The duke of BEDFORD spoke next, in substance as follows:—My lords, it is easy to charge the most blameless and gentle procedure with injustice and severity, but it is not easy to support such an accusation without confounding measures widely different, and disguising the nature of things with fallacious misrepresentations.
Nothing is more evident than that neither condemnation nor punishment is intended by the motion before us, which is only to remove from power a man who has no other claim to it than the will of his master, and who, as he had not been injured by never obtaining it, cannot justly complain that it is taken from him.

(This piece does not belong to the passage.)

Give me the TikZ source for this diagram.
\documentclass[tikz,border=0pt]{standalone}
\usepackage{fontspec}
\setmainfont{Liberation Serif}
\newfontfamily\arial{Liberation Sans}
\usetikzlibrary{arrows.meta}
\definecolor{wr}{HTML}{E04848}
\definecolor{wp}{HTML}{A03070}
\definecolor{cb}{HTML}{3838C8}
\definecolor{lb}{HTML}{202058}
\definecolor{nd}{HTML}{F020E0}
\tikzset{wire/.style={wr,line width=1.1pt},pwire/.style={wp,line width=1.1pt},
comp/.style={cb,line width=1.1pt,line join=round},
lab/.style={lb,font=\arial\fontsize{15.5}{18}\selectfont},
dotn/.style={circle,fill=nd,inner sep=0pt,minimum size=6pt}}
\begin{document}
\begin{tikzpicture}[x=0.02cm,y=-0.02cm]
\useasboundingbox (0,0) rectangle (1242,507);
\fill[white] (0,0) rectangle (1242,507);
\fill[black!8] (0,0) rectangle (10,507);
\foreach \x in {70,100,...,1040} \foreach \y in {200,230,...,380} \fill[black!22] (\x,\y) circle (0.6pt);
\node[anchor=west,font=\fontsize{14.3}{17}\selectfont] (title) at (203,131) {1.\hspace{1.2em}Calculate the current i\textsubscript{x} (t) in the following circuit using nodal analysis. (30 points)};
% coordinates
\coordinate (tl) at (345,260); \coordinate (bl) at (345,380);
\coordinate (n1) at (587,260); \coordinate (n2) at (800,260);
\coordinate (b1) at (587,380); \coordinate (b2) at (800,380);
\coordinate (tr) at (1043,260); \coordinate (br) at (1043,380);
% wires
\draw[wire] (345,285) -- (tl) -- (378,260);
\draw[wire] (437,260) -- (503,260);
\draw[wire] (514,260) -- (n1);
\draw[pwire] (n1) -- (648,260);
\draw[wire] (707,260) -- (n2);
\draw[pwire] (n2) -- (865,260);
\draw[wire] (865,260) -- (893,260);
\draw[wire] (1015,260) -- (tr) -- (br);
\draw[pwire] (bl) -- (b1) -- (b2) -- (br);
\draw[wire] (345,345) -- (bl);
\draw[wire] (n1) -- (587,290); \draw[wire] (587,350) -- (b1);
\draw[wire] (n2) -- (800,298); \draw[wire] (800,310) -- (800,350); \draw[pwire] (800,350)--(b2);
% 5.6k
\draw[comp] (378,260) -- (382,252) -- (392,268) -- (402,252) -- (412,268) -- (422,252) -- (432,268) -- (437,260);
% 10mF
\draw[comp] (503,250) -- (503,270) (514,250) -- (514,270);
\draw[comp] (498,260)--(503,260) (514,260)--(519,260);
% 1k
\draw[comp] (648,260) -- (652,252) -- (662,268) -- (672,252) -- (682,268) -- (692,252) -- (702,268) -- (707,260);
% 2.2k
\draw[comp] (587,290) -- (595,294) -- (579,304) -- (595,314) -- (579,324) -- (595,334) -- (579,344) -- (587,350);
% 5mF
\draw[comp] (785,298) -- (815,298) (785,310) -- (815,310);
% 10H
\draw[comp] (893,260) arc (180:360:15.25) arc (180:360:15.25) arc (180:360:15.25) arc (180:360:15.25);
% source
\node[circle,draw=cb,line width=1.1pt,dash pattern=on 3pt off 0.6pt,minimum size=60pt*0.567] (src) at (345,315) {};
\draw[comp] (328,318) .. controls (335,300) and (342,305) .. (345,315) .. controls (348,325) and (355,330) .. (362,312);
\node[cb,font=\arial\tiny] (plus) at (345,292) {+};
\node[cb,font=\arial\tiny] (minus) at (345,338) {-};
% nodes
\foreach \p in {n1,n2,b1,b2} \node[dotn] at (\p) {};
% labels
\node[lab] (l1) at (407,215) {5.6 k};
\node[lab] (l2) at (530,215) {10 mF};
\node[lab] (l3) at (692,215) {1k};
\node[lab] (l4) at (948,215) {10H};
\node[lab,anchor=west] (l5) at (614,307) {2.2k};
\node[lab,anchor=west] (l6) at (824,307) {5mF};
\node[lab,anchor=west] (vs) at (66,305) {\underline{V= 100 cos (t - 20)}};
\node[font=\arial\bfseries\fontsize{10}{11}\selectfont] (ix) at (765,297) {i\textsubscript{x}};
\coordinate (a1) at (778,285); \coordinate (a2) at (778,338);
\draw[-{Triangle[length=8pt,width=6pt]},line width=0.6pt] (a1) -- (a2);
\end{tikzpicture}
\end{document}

The motion, my lords, is so far from inflicting punishment, that it confers rewards, it leaves him in the possession of immense wealth, however accumulated, and enables him to leave that office in security, from which most of his predecessors have been precipitated by national resentment, or senatorial prosecution.
There is no censure, my lords, made of his conduct, no charge of weakness, or suspicion of dishonesty, nor can any thing be equitably inferred from it, than that in the opinion of this house his majesty may probably be served by some other person, more to the satisfaction of the British nation.

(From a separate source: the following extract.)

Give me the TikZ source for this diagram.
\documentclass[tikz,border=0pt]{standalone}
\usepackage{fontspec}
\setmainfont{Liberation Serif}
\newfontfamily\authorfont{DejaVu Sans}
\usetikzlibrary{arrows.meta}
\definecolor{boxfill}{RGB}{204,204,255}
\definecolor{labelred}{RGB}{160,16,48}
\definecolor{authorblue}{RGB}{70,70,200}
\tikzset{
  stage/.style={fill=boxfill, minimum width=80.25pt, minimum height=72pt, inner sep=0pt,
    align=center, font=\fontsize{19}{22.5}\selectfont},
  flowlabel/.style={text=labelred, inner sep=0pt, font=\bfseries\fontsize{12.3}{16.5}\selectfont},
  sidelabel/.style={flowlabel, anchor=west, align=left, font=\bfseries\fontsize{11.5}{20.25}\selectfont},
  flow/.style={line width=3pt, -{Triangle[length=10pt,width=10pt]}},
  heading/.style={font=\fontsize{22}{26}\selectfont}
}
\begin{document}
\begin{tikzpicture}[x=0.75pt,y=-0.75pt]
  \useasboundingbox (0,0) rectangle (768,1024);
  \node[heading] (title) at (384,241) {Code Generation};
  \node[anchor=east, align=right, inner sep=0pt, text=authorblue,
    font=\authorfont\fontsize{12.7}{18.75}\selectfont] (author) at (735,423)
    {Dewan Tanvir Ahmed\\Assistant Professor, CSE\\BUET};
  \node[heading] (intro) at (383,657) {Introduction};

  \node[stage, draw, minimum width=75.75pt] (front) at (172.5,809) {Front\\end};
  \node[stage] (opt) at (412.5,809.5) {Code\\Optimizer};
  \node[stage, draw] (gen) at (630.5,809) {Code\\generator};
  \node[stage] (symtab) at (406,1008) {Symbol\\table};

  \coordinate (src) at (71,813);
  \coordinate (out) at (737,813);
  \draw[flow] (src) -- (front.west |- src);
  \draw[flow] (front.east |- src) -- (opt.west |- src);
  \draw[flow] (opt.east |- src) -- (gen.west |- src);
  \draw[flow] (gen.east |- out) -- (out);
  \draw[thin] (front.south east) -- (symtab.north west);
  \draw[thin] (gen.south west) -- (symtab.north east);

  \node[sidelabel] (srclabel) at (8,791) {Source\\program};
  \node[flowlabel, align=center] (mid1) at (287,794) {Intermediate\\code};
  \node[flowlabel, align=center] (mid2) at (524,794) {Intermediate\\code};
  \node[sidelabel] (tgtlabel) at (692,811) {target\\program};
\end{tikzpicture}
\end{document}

Though it is not just to punish any man without examination, or to censure his conduct merely because it has been unpleasing or unsuccessful; though it is not reasonable that any man should forfeit what he possesses in his own right, without a crime, yet it is just to withdraw favours only to confer them on another more deserving; it is just in any man to withhold his own, only to preserve his right, or obviate an injurious prescription, and it is, therefore, just to advise such a conduct whenever it appears necessary to those who have the right of offering advice.

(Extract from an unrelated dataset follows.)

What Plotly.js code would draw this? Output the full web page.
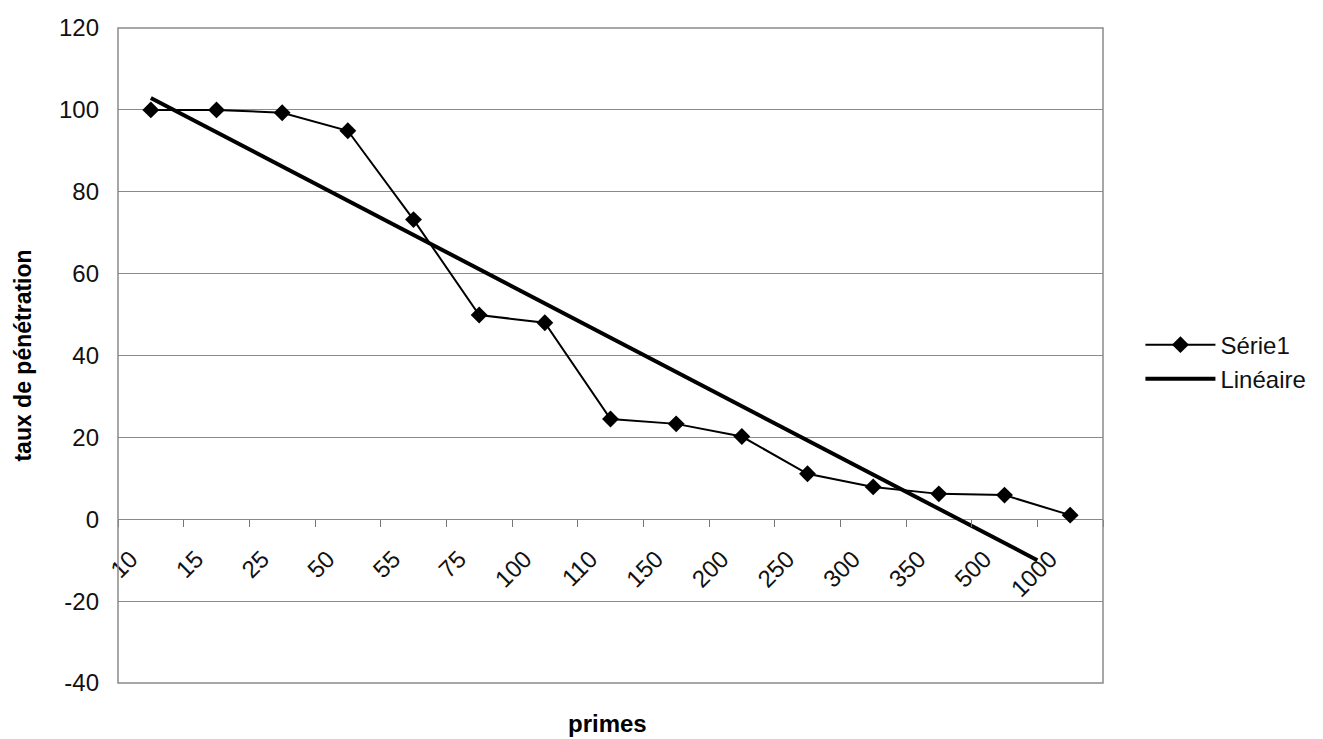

To advise his majesty, my lords, is not only our right but our duty; we are not only justifiable in practising, but criminal in neglecting it. That we should declare our apprehensions of any impending danger, and our disapprobation of publick misconduct, is expected both by our sovereign and the people, and let us not, by omitting such warnings, lull the nation and our sovereign into a dangerous security, and, from tenderness to one man, prolong or increase the miseries of our country, and endanger or destroy the honour of our sovereign.
Lord HERVEY spoke next, in effect as follows:—My lords, this is surely a day destined by the noble lords who defend the motion, for the support of paradoxical assertions, for the exercise of their penetration, and ostentation of their rhetorick; they have attempted to maintain the certainty of common fame in opposition to daily observation; the existence of a sole minister in contradiction to the strongest evidence; and having by these gradations arrived at the highest degree of controversial temerity, are endeavouring to make it appear that the publick censure of the house of lords is no punishment.
If we take the liberty, my lords, of using known words in a new sense, in a meaning reserved to ourselves only, it will, indeed, be difficult to confute, as it will be impossible to understand us; but if punishment be now to be understood as implying the same idea which has hitherto been conveyed by it, it will not be easy to show that a man thus publickly censured is not severely punished, and, if his crimes are not clearly proved, punished in opposition to law, to reason, and to justice.